═══ Task material ═══

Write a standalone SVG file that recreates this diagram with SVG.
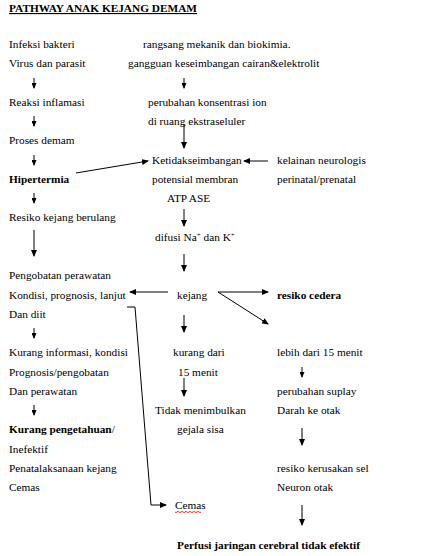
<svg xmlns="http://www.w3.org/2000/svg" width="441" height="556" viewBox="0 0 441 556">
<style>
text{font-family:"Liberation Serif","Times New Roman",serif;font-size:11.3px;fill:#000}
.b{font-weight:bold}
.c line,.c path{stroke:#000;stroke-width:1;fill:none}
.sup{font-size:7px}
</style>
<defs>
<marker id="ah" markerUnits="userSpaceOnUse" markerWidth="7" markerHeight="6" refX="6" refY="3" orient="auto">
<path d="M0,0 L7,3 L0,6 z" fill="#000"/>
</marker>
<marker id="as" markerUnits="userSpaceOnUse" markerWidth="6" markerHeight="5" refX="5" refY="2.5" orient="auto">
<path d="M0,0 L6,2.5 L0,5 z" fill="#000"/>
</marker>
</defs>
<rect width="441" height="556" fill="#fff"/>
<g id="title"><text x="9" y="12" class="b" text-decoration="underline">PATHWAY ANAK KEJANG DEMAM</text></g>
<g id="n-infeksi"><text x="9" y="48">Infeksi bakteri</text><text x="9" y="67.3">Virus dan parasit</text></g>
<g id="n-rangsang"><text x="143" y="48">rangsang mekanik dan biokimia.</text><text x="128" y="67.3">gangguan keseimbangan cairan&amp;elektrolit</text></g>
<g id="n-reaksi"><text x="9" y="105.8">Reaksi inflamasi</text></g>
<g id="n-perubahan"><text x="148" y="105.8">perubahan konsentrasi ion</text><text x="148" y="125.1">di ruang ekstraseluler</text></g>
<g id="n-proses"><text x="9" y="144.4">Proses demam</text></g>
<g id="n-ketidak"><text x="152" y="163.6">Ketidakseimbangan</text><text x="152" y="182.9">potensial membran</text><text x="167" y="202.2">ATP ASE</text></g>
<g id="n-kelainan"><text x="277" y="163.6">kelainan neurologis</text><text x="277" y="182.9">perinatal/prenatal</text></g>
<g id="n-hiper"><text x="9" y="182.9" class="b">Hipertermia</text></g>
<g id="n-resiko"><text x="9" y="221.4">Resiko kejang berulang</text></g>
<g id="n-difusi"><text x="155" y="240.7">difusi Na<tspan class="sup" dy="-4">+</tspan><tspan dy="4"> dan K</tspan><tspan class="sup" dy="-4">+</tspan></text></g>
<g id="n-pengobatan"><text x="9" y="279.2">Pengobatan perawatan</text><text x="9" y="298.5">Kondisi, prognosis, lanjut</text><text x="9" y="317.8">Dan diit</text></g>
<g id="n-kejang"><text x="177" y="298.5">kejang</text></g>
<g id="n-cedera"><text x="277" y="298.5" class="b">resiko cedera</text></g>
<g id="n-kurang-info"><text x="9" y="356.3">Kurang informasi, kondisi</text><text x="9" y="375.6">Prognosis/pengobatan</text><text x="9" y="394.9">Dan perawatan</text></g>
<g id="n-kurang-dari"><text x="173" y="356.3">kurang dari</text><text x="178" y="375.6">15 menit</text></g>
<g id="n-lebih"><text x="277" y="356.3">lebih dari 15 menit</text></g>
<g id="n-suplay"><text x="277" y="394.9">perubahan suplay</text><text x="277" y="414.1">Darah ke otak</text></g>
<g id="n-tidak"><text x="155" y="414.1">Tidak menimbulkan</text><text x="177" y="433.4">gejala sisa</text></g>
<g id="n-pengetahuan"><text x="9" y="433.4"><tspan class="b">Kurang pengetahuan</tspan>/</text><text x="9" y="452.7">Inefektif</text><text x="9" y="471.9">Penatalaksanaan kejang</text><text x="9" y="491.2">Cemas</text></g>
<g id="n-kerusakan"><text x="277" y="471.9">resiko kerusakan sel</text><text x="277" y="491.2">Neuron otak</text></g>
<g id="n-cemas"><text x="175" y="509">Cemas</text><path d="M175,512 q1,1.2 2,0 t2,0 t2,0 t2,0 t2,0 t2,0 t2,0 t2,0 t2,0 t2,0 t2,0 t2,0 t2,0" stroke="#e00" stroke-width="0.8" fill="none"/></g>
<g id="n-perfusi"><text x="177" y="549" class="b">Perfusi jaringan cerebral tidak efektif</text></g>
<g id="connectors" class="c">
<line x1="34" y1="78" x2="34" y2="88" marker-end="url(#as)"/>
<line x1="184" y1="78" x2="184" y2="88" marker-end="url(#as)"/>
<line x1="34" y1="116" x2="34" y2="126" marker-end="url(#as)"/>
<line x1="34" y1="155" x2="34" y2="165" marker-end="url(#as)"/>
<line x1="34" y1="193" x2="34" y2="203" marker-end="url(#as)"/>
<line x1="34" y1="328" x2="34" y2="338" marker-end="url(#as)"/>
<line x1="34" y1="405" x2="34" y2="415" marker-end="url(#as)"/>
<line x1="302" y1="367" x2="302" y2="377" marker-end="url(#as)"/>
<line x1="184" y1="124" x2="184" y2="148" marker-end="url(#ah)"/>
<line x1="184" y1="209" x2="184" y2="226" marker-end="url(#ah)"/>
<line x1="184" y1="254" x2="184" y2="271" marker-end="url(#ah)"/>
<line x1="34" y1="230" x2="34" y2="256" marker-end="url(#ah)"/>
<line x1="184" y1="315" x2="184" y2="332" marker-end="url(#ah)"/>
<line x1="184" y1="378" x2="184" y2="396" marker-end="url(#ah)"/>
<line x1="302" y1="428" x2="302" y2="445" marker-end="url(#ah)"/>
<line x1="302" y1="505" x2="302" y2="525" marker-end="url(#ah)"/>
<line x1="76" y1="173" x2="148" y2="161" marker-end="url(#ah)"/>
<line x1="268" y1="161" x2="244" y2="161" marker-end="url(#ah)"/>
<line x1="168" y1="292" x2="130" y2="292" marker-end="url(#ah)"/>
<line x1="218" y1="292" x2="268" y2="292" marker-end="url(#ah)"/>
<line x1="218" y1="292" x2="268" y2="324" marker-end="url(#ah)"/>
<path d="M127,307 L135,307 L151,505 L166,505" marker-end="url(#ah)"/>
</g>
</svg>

═══
═══ Task material ═══

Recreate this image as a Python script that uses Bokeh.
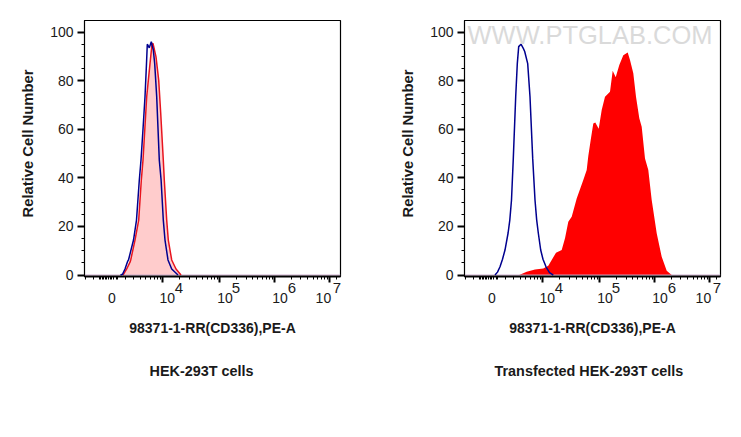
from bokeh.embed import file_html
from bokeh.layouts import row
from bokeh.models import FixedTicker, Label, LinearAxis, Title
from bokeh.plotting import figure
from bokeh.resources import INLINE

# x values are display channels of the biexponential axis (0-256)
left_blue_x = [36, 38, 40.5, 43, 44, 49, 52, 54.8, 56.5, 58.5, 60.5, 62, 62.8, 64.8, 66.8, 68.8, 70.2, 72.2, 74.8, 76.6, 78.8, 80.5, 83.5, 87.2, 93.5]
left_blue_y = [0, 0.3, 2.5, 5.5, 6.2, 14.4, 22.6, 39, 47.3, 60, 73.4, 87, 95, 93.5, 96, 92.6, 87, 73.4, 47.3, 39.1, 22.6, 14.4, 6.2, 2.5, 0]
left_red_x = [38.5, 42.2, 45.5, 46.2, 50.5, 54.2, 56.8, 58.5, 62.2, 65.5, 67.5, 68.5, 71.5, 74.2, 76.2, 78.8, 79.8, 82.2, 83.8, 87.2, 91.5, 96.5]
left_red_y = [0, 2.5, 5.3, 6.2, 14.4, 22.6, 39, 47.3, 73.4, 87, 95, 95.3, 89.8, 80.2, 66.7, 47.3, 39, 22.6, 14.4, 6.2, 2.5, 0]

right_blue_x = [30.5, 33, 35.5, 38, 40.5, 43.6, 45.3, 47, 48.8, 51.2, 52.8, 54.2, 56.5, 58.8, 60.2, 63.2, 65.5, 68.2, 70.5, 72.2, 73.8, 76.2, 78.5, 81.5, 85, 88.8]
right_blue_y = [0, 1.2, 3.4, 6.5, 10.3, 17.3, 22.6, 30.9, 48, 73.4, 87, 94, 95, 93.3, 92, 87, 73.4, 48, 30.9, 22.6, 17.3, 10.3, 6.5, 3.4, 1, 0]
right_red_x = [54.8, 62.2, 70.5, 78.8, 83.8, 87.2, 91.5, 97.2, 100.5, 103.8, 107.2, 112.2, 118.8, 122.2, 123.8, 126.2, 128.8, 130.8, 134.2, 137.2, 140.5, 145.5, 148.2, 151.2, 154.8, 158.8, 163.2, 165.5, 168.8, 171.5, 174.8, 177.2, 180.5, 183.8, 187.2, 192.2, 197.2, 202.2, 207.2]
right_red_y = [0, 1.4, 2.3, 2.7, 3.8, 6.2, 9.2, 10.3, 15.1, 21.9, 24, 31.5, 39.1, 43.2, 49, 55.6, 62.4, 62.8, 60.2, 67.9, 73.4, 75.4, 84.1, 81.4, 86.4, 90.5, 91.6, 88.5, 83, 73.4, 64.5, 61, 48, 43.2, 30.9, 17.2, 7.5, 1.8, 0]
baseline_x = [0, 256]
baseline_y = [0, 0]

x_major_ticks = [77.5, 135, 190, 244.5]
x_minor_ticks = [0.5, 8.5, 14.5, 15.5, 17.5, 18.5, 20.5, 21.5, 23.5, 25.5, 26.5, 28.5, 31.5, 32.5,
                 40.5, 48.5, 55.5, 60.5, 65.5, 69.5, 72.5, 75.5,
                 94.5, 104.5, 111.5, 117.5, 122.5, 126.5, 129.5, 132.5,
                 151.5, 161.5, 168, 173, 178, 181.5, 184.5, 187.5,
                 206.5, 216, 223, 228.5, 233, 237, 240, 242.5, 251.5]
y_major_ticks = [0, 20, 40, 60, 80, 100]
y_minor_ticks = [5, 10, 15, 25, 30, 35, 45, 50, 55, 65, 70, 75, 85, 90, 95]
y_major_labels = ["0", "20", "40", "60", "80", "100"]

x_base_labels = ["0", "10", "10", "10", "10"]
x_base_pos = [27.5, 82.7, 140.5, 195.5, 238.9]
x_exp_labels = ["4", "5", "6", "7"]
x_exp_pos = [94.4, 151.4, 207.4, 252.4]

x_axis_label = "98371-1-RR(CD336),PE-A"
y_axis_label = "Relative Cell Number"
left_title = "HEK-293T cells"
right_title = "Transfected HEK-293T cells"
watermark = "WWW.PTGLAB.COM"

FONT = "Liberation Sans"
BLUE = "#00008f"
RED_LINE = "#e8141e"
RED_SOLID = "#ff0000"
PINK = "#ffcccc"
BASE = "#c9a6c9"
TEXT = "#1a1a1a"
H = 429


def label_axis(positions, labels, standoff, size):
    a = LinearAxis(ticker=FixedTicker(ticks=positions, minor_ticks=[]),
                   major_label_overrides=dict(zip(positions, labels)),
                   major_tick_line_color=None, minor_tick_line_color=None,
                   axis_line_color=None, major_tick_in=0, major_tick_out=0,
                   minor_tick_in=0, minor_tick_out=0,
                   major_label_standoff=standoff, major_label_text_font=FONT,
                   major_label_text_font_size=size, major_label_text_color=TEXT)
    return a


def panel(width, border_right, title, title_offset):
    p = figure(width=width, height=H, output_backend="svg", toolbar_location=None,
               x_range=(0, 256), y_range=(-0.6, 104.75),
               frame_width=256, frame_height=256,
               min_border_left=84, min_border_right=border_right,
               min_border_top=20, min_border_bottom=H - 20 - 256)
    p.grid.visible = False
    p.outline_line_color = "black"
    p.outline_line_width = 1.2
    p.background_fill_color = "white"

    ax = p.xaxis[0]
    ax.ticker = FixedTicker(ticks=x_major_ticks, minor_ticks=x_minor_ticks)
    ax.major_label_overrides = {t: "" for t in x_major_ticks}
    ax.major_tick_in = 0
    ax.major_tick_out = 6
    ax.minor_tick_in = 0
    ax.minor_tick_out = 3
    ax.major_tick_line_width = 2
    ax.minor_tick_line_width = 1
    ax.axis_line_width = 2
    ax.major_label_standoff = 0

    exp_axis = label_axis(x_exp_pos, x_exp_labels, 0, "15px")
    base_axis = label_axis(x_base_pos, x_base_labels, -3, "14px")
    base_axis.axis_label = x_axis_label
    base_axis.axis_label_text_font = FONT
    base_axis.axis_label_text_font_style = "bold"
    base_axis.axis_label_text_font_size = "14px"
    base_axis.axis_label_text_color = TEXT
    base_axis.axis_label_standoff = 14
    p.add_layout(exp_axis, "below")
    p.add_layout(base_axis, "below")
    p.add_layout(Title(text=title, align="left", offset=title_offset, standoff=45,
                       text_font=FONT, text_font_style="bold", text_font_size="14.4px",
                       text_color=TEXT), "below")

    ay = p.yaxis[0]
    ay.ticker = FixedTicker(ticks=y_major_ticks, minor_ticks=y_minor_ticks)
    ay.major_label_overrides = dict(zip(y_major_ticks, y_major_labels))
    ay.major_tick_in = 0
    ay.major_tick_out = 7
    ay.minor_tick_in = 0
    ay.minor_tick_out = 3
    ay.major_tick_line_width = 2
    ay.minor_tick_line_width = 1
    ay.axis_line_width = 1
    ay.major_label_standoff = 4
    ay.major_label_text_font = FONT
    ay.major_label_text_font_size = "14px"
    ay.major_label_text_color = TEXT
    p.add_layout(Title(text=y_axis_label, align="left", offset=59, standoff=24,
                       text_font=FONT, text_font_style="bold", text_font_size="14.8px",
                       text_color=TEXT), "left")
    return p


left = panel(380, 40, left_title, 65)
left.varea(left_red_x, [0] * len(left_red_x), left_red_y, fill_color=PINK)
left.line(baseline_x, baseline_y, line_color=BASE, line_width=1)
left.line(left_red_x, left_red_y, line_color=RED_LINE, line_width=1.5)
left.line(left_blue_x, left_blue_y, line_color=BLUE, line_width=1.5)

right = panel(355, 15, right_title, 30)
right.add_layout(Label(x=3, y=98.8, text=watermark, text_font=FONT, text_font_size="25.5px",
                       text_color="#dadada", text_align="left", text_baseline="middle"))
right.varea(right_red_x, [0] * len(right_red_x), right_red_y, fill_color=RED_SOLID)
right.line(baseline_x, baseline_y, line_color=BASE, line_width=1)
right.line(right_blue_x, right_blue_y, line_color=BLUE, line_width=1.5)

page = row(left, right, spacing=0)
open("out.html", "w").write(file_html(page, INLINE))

═══

# [Problem requirements]
Set down, without pictures, the lines between the line holding "Recreate this image" and the line holding "from bokeh.resources import INLINE", both inclusive.

# [Task response]
Recreate this image as a Python script that uses Bokeh.
from bokeh.embed import file_html
from bokeh.layouts import row
from bokeh.models import FixedTicker, Label, LinearAxis, Title
from bokeh.plotting import figure
from bokeh.resources import INLINE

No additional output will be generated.